Estonia's biggest bank Swedbank made a shocking discovery recently – the bank accounts of nearly 1,300 minors had been used for taking and/or repaying a speed loan, LETA/Postimees writes.
Nearly 600 of these accounts belonged to children who were younger than 13 years.
Using speed loans that have huge interest rates is one of the most painful social problems in Estonia since thousands of families suffer because of obligations that exceed their means and are often taken without thinking of consequences.
Swedbank reached its discovery by holding a lottery for kids who often pay with their "School card" bank card, meant for 6-12 year old kids. When drawing lots for winners, bank employees noticed that accounts of several minors were connected to a speed loan. The bank then analysed accounts of all minors. "A sad fact emerged that there were 1,290 such accounts," said the bank's communications manager Kristi Roost.
The speed loans or SMS loans were not taken by kids since speed lending companies are not allowed to lend to minors. Parents can use children's bank accounts and cards though and parents who have taken too big loans and whose bank account use is thus restricted at the demand of creditors, do it.
"In principle, this is use of a child's identity that leaves a trace in the credit history of the minor that can become later an obstacle for the person getting a loan," explained Roost.

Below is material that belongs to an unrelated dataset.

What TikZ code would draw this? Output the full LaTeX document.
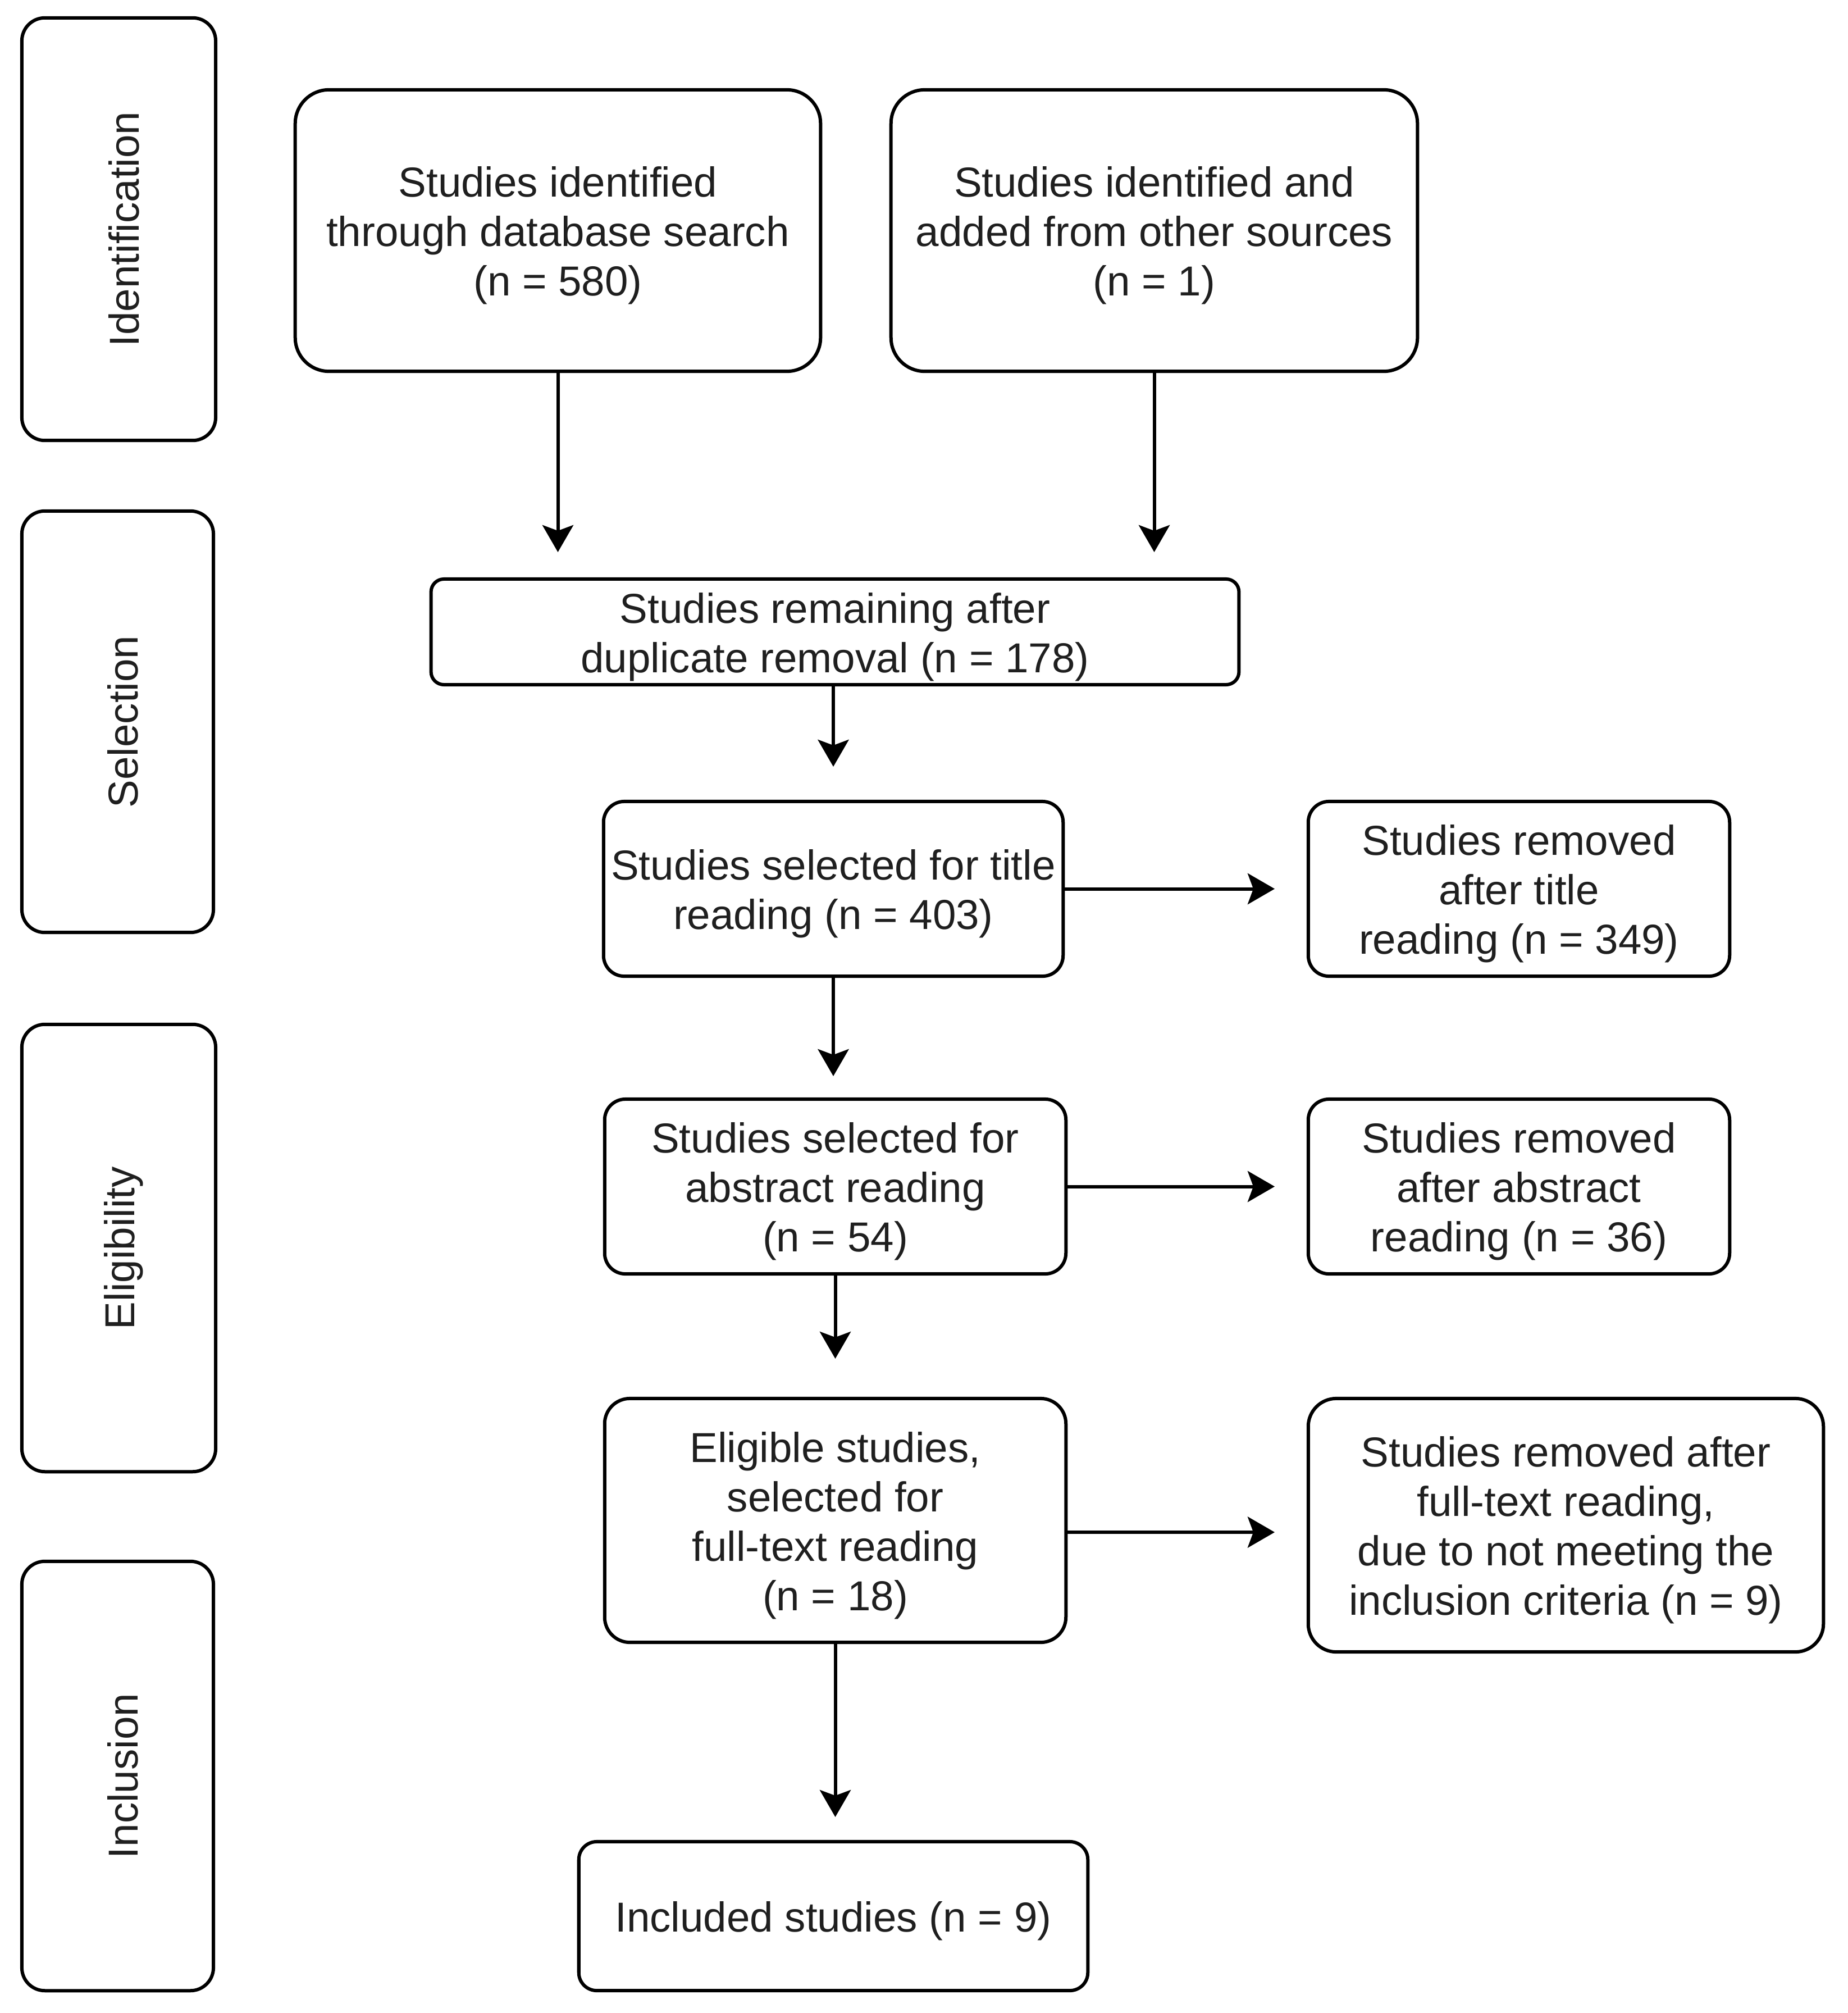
\documentclass[tikz,border=0pt]{standalone}
\usepackage{fontspec}
\setmainfont{Liberation Sans}
\usetikzlibrary{arrows.meta}
\newcommand\dn[1]{\smash{\raisebox{-0.09cm}{#1}}\vphantom{#1}}
\begin{document}
\begin{tikzpicture}[x=0.01cm,y=-0.01cm,
  box/.style={draw=black, line width=0.06cm, align=center, inner sep=0pt,
    font=\fontsize{21.2}{25}\selectfont, text=black!88},
  arr/.style={-{Stealth[length=0.48cm,width=0.55cm,inset=0.1cm]}, line width=0.06cm}]
\fill[white] (0,0) rectangle (3290,3584);
\useasboundingbox (0,0) rectangle (3290,3584);

% phase boxes
\node[box, rotate=90, minimum width=7.52cm, minimum height=3.45cm, rounded corners=0.41cm] (id) at (211.5,408) {\dn{Identification}};
\node[box, rotate=90, minimum width=7.50cm, minimum height=3.41cm, rounded corners=0.41cm] (sel) at (209.5,1285) {\dn{Selection}};
\node[box, rotate=90, minimum width=7.96cm, minimum height=3.45cm, rounded corners=0.41cm] (elig) at (211.5,2222) {\dn{Eligibility}};
\node[box, rotate=90, minimum width=7.64cm, minimum height=3.41cm, rounded corners=0.41cm] (incl) at (209.5,3162) {\dn{Inclusion}};

% flow boxes
\node[box, minimum width=9.35cm, minimum height=5.01cm, rounded corners=0.6cm] (A) at (993.5,410.5)
  {\dn{Studies identified}\\\dn{through database search}\\\dn{(n = 580)}};
\node[box, minimum width=9.37cm, minimum height=5.01cm, rounded corners=0.6cm] (B) at (2055.5,410.5)
  {\dn{Studies identified and}\\\dn{added from other sources}\\\dn{(n = 1)}};
\node[box, minimum width=14.38cm, minimum height=1.88cm, rounded corners=0.23cm] (C) at (1487,1125)
  {\dn{Studies remaining after}\\\dn{duplicate removal (n = 178)}};
\node[box, minimum width=8.18cm, minimum height=3.11cm, rounded corners=0.37cm] (D) at (1484,1582.5)
  {\dn{Studies selected for title}\\\dn{reading (n = 403)}};
\node[box, minimum width=7.50cm, minimum height=3.11cm, rounded corners=0.37cm] (E) at (2705,1582.5)
  {\dn{Studies removed}\\\dn{after title}\\\dn{reading (n = 349)}};
\node[box, minimum width=8.21cm, minimum height=3.11cm, rounded corners=0.37cm] (F) at (1487.5,2112.5)
  {\dn{Studies selected for}\\\dn{abstract reading}\\\dn{(n = 54)}};
\node[box, minimum width=7.50cm, minimum height=3.11cm, rounded corners=0.37cm] (G) at (2705,2112.5)
  {\dn{Studies removed}\\\dn{after abstract}\\\dn{reading (n = 36)}};
\node[box, minimum width=8.21cm, minimum height=4.34cm, rounded corners=0.45cm] (H) at (1487.5,2707)
  {\dn{Eligible studies,}\\\dn{selected for}\\\dn{full-text reading}\\\dn{(n = 18)}};
\node[box, minimum width=9.17cm, minimum height=4.51cm, rounded corners=0.5cm] (I) at (2788.5,2715.5)
  {\dn{Studies removed after}\\\dn{full-text reading,}\\\dn{due to not meeting the}\\\dn{inclusion criteria (n = 9)}};
\node[box, minimum width=9.06cm, minimum height=2.65cm, rounded corners=0.32cm] (J) at (1484,3411.5)
  {\dn{Included studies (n = 9)}};

% free arrow ends
\coordinate (eA) at (A.south |- 0,983);
\coordinate (eB) at (B.south |- 0,983);
\coordinate (sC) at (1484,1219);
\coordinate (eC) at (1484,1365);
\coordinate (eD) at (2270,1582.5);
\coordinate (eDF) at (D.south |- 0,1916);
\coordinate (eF) at (2270,2112.5);
\coordinate (eFH) at (F.south |- 0,2419);
\coordinate (sH) at (1898,2728);
\coordinate (eH) at (2270,2728);
\coordinate (eHJ) at (H.south |- 0,3235);

% connectors
\draw[arr] (A.south) -- (eA);
\draw[arr] (B.south) -- (eB);
\draw[arr] (sC) -- (eC);
\draw[arr] (D.east) -- (eD);
\draw[arr] (D.south) -- (eDF);
\draw[arr] (F.east) -- (eF);
\draw[arr] (F.south) -- (eFH);
\draw[arr] (sH) -- (eH);
\draw[arr] (H.south) -- (eHJ);
\end{tikzpicture}
\end{document}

SEB bank's private persons' direction development manager Triin Messimas said that when analysing loans, they have also noticed that parents transfer to kids accounts large amounts of money that is not pocket money. "This is stupid behaviour, aimed at covering up one's obligations. People hope that the bank doesn’t investigate where the money goes. But we want to know if these are binding obligations when we see how larger amounts of money are regularly transferred to accounts of children or relatives," she said.
Swedbank said that it takes abuse of children's accounts very seriously and thus supplemented general conditions of providing its services. Roost said that hopefully the legislator will also do something about speed lenders soon.
Debt councillor Ülle Schmidt said that even up to a half of Estonian people moving abroad could be speed loan "refugees" while private individual's bankruptcy is also becoming more popular. She added that accounts of around 100,000 people are under the control of court executors in Estonia, meaning that the person can use only a minimum wage share plus the share of dependants of the money at the bank account while the rest of the income is automatically transferred to creditors.